--- Start of Material shown ---
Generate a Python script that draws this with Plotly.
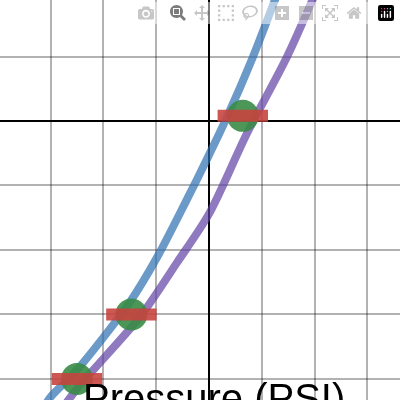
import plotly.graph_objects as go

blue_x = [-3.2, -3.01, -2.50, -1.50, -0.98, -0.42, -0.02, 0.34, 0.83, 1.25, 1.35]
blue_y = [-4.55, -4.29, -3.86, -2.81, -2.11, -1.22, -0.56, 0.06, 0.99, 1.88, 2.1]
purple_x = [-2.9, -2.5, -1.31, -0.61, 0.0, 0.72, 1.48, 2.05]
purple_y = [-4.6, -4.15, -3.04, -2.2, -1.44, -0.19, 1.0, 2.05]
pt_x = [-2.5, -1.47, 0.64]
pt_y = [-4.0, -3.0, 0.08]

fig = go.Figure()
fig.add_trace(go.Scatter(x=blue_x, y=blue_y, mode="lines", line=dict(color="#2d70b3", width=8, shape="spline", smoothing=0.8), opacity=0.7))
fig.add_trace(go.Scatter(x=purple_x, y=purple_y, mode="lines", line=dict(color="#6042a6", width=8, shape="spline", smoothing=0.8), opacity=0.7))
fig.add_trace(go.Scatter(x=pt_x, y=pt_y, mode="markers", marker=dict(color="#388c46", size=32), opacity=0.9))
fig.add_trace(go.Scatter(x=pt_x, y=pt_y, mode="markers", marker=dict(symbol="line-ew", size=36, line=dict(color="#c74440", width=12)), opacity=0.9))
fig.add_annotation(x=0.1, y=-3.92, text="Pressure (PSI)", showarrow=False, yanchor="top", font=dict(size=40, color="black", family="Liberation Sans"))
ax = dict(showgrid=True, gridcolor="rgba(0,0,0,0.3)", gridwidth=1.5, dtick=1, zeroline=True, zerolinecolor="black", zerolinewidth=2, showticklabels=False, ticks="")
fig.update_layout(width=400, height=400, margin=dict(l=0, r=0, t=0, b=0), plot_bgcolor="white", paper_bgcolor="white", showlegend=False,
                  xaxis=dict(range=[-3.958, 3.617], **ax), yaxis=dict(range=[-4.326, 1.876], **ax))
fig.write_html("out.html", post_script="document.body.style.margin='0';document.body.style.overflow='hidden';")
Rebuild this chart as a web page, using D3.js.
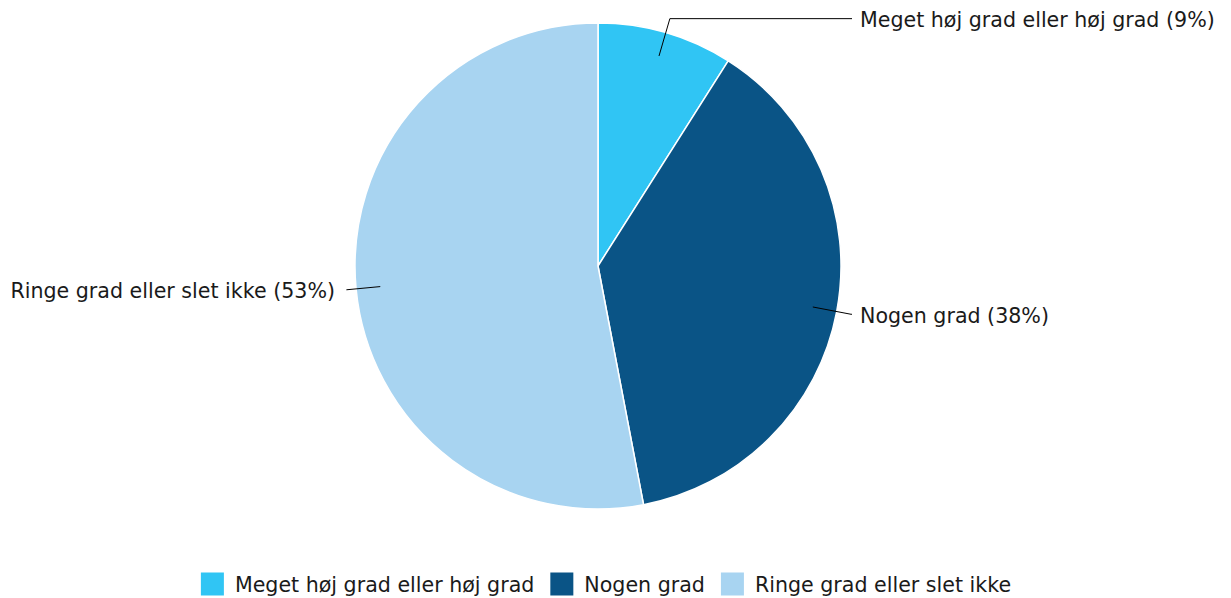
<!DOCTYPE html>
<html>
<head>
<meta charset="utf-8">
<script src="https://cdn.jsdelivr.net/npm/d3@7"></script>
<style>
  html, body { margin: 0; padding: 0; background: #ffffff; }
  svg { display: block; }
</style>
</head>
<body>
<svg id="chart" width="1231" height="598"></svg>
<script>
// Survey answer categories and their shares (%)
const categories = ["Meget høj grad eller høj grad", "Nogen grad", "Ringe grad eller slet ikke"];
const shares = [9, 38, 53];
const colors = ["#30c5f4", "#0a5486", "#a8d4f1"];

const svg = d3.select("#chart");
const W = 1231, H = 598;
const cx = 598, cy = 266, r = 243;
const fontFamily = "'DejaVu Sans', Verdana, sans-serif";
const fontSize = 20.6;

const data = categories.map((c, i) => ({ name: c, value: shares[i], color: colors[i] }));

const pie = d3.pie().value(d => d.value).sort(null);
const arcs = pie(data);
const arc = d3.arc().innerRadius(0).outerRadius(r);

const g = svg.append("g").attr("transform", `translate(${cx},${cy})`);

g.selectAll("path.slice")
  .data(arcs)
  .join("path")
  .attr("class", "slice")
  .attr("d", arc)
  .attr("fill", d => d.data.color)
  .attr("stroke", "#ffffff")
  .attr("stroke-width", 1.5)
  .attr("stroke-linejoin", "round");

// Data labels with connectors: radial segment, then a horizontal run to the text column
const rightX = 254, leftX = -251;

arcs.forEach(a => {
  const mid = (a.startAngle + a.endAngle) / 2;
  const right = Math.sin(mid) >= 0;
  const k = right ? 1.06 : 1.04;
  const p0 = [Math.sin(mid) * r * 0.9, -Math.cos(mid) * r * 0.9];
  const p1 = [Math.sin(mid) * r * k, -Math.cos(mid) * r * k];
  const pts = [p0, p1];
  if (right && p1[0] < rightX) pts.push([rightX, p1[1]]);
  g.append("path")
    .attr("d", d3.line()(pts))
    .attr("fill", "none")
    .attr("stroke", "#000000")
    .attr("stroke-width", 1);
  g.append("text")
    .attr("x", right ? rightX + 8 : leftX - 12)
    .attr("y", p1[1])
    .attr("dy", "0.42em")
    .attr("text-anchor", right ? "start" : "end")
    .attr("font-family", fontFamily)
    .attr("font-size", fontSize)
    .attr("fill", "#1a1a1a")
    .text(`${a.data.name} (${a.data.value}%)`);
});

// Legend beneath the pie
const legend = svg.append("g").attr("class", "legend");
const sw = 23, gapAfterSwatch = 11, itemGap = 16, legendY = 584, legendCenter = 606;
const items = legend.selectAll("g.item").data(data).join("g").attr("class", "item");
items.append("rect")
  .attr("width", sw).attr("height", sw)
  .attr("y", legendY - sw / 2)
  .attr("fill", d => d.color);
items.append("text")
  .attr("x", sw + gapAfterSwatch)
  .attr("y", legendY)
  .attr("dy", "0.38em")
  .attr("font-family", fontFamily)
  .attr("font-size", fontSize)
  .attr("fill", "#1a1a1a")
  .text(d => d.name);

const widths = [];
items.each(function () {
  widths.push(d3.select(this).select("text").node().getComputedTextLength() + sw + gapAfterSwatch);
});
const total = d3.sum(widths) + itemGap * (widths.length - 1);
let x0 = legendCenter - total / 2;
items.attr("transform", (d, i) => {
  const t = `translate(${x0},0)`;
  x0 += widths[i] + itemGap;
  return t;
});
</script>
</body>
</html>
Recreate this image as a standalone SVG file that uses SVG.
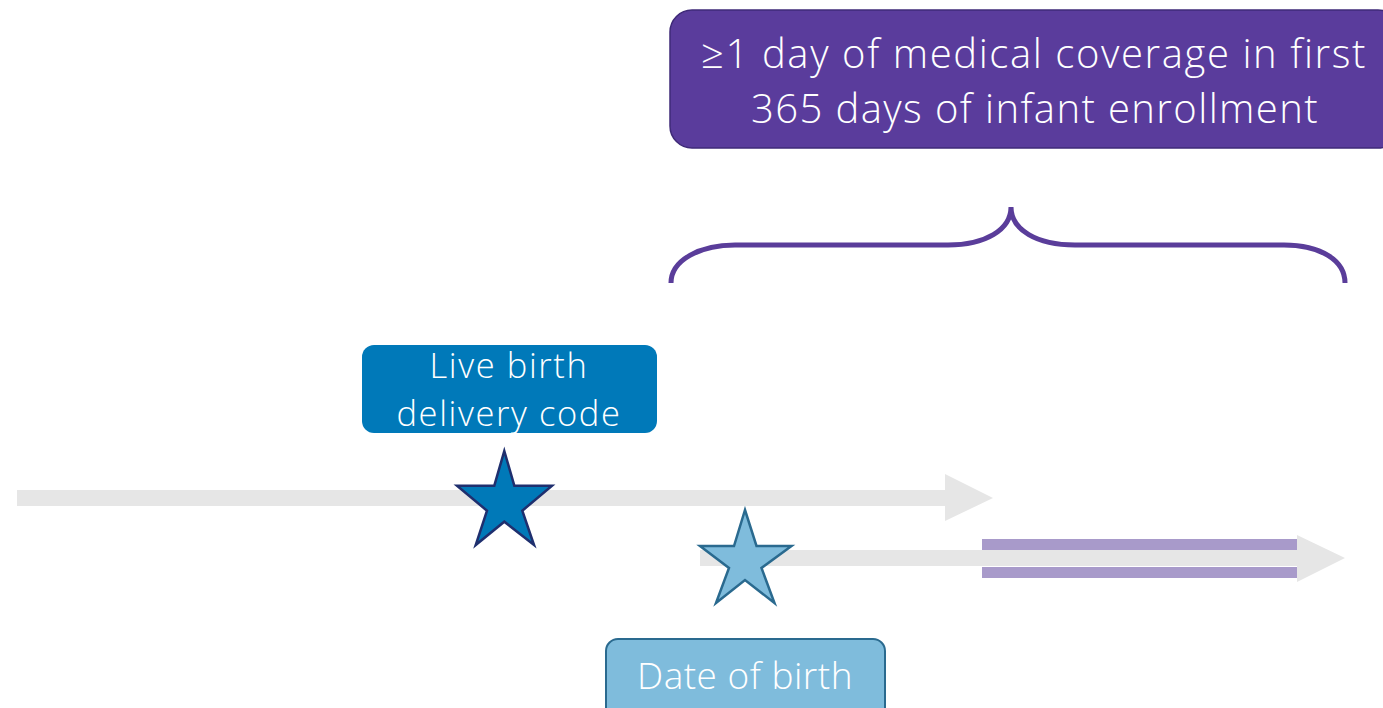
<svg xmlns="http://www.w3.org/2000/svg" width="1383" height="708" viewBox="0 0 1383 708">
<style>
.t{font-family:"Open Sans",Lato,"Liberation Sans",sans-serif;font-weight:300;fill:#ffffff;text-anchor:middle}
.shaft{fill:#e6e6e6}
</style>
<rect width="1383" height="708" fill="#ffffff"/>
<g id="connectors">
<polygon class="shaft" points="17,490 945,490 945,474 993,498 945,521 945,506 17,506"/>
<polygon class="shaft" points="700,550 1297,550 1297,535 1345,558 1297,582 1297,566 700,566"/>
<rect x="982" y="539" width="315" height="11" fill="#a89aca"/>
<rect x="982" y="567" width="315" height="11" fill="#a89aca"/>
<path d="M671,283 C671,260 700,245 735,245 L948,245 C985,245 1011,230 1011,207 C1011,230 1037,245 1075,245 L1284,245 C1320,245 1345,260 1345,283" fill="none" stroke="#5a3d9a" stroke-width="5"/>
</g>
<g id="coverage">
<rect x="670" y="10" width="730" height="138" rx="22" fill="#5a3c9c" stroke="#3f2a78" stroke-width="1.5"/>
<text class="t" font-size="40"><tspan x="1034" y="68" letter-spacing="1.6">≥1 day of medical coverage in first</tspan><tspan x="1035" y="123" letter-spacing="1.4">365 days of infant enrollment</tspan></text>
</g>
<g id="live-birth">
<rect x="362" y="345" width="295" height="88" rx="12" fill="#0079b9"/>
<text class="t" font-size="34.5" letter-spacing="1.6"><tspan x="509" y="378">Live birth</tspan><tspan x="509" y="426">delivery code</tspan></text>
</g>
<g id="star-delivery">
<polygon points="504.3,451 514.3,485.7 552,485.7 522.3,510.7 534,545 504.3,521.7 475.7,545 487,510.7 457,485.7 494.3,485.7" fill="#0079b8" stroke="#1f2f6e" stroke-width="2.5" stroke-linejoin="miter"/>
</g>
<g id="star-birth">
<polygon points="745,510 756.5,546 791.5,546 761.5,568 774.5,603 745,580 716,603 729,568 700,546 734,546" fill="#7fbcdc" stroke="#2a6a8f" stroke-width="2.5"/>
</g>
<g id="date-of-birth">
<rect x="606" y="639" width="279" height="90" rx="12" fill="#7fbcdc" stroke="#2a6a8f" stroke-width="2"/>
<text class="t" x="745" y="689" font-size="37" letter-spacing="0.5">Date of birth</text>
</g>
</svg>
--- End of Material shown ---
--- Start of Material shown ---
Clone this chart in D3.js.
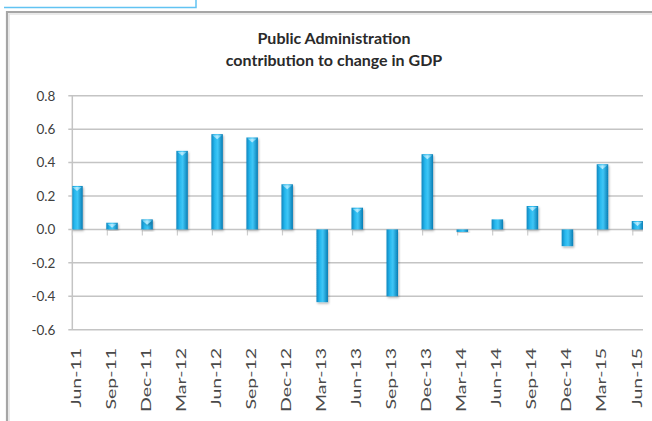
--- End of Material shown ---
Objective:
Restate word for word the lines that begin at the one with "Generate a Python" and end at the one with "import plotly.graph_objects as go", including both, and leave every picture aside.

Solved problem:
Generate a Python script that draws this with Plotly.
import plotly.graph_objects as go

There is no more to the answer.